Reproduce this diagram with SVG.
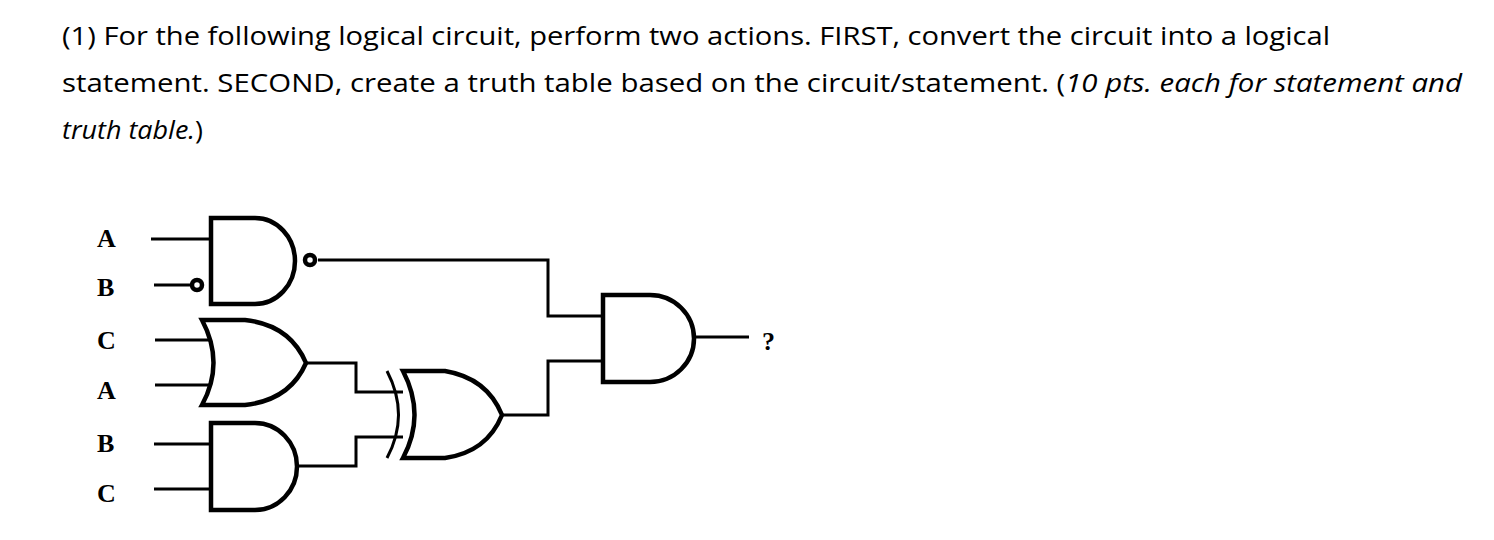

------------------------------

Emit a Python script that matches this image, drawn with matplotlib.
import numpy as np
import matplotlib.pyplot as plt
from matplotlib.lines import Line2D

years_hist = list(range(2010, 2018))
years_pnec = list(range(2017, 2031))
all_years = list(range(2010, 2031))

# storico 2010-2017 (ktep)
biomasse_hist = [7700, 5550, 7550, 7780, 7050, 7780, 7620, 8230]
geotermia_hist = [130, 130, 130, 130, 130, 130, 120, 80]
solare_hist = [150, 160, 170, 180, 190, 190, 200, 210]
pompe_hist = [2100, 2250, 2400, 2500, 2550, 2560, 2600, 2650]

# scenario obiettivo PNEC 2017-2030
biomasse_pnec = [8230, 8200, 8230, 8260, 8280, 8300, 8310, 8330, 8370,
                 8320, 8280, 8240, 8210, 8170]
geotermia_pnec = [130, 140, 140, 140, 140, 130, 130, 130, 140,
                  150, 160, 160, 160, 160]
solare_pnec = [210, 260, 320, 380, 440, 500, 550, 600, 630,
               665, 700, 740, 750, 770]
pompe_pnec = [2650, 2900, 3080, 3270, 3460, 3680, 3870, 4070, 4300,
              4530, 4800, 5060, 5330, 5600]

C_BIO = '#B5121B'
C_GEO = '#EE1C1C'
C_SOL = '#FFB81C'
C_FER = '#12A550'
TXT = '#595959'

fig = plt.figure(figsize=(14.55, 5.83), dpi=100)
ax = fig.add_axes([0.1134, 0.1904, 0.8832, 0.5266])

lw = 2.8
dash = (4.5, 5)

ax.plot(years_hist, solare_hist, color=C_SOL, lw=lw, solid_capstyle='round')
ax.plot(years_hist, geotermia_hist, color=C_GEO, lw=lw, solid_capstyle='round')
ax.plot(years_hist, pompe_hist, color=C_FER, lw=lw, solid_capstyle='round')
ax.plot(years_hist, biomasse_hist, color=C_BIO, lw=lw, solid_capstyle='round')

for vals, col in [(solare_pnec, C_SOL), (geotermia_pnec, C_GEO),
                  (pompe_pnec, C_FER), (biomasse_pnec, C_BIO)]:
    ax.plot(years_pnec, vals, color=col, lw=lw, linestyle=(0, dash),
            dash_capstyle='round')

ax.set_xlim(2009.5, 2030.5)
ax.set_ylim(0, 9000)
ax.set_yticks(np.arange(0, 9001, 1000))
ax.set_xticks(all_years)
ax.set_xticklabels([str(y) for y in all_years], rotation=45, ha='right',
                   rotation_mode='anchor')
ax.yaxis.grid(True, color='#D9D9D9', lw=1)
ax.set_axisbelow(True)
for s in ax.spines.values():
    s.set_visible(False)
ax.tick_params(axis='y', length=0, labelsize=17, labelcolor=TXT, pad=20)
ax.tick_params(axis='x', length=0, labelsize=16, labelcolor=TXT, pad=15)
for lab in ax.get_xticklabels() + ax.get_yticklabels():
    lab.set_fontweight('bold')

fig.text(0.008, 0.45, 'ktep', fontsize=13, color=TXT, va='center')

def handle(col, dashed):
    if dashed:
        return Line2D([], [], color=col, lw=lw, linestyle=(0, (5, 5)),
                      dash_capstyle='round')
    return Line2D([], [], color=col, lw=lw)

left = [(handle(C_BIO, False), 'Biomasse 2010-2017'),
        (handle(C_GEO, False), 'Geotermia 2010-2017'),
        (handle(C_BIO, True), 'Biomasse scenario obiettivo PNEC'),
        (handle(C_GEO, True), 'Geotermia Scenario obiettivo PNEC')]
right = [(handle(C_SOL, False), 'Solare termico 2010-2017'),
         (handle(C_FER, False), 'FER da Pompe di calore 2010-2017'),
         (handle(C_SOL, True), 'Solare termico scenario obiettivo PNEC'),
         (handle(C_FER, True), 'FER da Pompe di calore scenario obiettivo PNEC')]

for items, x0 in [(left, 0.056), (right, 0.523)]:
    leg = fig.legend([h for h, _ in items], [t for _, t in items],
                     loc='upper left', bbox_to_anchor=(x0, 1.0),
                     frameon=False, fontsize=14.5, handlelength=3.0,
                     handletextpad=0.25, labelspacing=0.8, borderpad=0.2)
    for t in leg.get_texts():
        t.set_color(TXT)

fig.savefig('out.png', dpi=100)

------------------------------

List each line in the listing that contains the string "this".

Reproduce this diagram with SVG.
Emit a Python script that matches this image, drawn with matplotlib.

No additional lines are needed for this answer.